- **Given exercise**:
Leaving the pictures aside, transcribe every line below exactly.

- **Data section**:
= = =
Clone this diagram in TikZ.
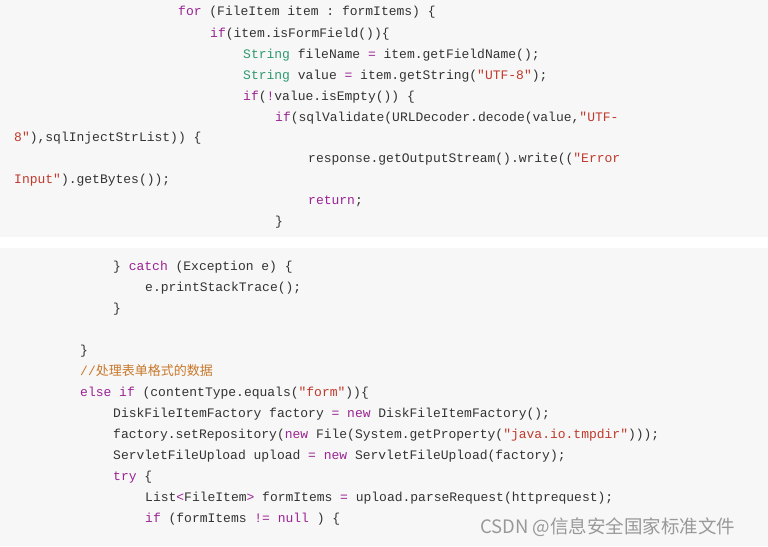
\documentclass[tikz,border=0pt]{standalone}
\usepackage{fontspec}
\setmonofont{Liberation Mono}
\newfontfamily\cjk{Noto Sans CJK SC}
\definecolor{txt}{HTML}{333333}
\definecolor{kw}{HTML}{9B2393}
\definecolor{ty}{HTML}{2E9A6E}
\definecolor{st}{HTML}{C0392B}
\definecolor{cm}{HTML}{C8782A}
\definecolor{bgc}{HTML}{F7F7F7}
\newcommand{\K}[1]{\textcolor{kw}{#1}}
\newcommand{\T}[1]{\textcolor{ty}{#1}}
\newcommand{\Q}[1]{\textcolor{st}{#1}}
\begin{document}
\begin{tikzpicture}[x=1pt,y=-1pt,
  code/.style={anchor=base west,inner sep=0pt,font=\ttfamily\fontsize{13}{13}\selectfont,text=txt}]
\useasboundingbox (0,0) rectangle (768,546);
\fill[bgc] (0,0) rectangle (768,237);
\fill[bgc] (0,248) rectangle (768,546);
\node[code] (a1) at (178,16) {\K{for} (FileItem item : formItems) \{};
\node[code] (a2) at (210,37) {\K{if}(item.isFormField())\{};
\node[code] (a3) at (243,58) {\T{String} fileName \K{=} item.getFieldName();};
\node[code] (a4) at (243,79) {\T{String} value \K{=} item.getString(\Q{"UTF-8"});};
\node[code] (a5) at (243,100) {\K{if}(\K{!}value.isEmpty()) \{};
\node[code] (a6) at (275,121) {\K{if}(sqlValidate(URLDecoder.decode(value,\Q{"UTF-}};
\node[code] (a7) at (14,141) {\Q{8"}),sqlInjectStrList)) \{};
\node[code] (a8) at (308,162) {response.getOutputStream().write((\Q{"Error}};
\node[code] (a9) at (14,183) {\Q{Input"}).getBytes());};
\node[code] (a10) at (308,204) {\K{return};};
\node[code] (a11) at (275,225) {\}};
\node[code] (b1) at (113,270) {\} \K{catch} (Exception e) \{};
\node[code] (b2) at (145,291) {e.printStackTrace();};
\node[code] (b3) at (113,312) {\}};
\node[code] (b4) at (80,354) {\}};
\node[code] (b5) at (80,375) {\textcolor{cm}{//{\cjk 处理表单格式的数据}}};
\node[code] (b6) at (80,396) {\K{else if} (contentType.equals(\Q{"form"}))\{};
\node[code] (b7) at (113,417) {DiskFileItemFactory factory \K{=} \K{new} DiskFileItemFactory();};
\node[code] (b8) at (113,438) {factory.setRepository(\K{new} File(System.getProperty(\Q{"java.io.tmpdir"})));};
\node[code] (b9) at (113,459) {ServletFileUpload upload \K{=} \K{new} ServletFileUpload(factory);};
\node[code] (b10) at (113,480) {\K{try} \{};
\node[code] (b11) at (145,501) {List\K{<}FileItem\K{>} formItems \K{=} upload.parseRequest(httprequest);};
\node[code] (b12) at (145,522) {\K{if} (formItems \K{!=} \K{null} ) \{};
\node[anchor=base west,inner sep=0pt,text=gray!80,font=\cjk\fontsize{18.5}{18.5}\selectfont] (wm) at (480,533) {CSDN @信息安全国家标准文件};
\end{tikzpicture}
\end{document}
= = =
- **Output of the exercise**:
Clone this diagram in TikZ.
\documentclass[tikz,border=0pt]{standalone}
\usepackage{fontspec}
\setmonofont{Liberation Mono}
\newfontfamily\cjk{Noto Sans CJK SC}
\definecolor{txt}{HTML}{333333}
\definecolor{kw}{HTML}{9B2393}
\definecolor{ty}{HTML}{2E9A6E}
\definecolor{st}{HTML}{C0392B}
\definecolor{cm}{HTML}{C8782A}
\definecolor{bgc}{HTML}{F7F7F7}
\newcommand{\K}[1]{\textcolor{kw}{#1}}
\newcommand{\T}[1]{\textcolor{ty}{#1}}
\newcommand{\Q}[1]{\textcolor{st}{#1}}
\begin{document}
\begin{tikzpicture}[x=1pt,y=-1pt,
  code/.style={anchor=base west,inner sep=0pt,font=\ttfamily\fontsize{13}{13}\selectfont,text=txt}]
\useasboundingbox (0,0) rectangle (768,546);
\fill[bgc] (0,0) rectangle (768,237);
\fill[bgc] (0,248) rectangle (768,546);
\node[code] (a1) at (178,16) {\K{for} (FileItem item : formItems) \{};
\node[code] (a2) at (210,37) {\K{if}(item.isFormField())\{};
\node[code] (a3) at (243,58) {\T{String} fileName \K{=} item.getFieldName();};
\node[code] (a4) at (243,79) {\T{String} value \K{=} item.getString(\Q{"UTF-8"});};
\node[code] (a5) at (243,100) {\K{if}(\K{!}value.isEmpty()) \{};
\node[code] (a6) at (275,121) {\K{if}(sqlValidate(URLDecoder.decode(value,\Q{"UTF-}};
\node[code] (a7) at (14,141) {\Q{8"}),sqlInjectStrList)) \{};
\node[code] (a8) at (308,162) {response.getOutputStream().write((\Q{"Error}};
\node[code] (a9) at (14,183) {\Q{Input"}).getBytes());};
\node[code] (a10) at (308,204) {\K{return};};
\node[code] (a11) at (275,225) {\}};
\node[code] (b1) at (113,270) {\} \K{catch} (Exception e) \{};
\node[code] (b2) at (145,291) {e.printStackTrace();};
\node[code] (b3) at (113,312) {\}};
\node[code] (b4) at (80,354) {\}};
\node[code] (b5) at (80,375) {\textcolor{cm}{//{\cjk 处理表单格式的数据}}};
\node[code] (b6) at (80,396) {\K{else if} (contentType.equals(\Q{"form"}))\{};
\node[code] (b7) at (113,417) {DiskFileItemFactory factory \K{=} \K{new} DiskFileItemFactory();};
\node[code] (b8) at (113,438) {factory.setRepository(\K{new} File(System.getProperty(\Q{"java.io.tmpdir"})));};
\node[code] (b9) at (113,459) {ServletFileUpload upload \K{=} \K{new} ServletFileUpload(factory);};
\node[code] (b10) at (113,480) {\K{try} \{};
\node[code] (b11) at (145,501) {List\K{<}FileItem\K{>} formItems \K{=} upload.parseRequest(httprequest);};
\node[code] (b12) at (145,522) {\K{if} (formItems \K{!=} \K{null} ) \{};
\node[anchor=base west,inner sep=0pt,text=gray!80,font=\cjk\fontsize{18.5}{18.5}\selectfont] (wm) at (480,533) {CSDN @信息安全国家标准文件};
\end{tikzpicture}
\end{document}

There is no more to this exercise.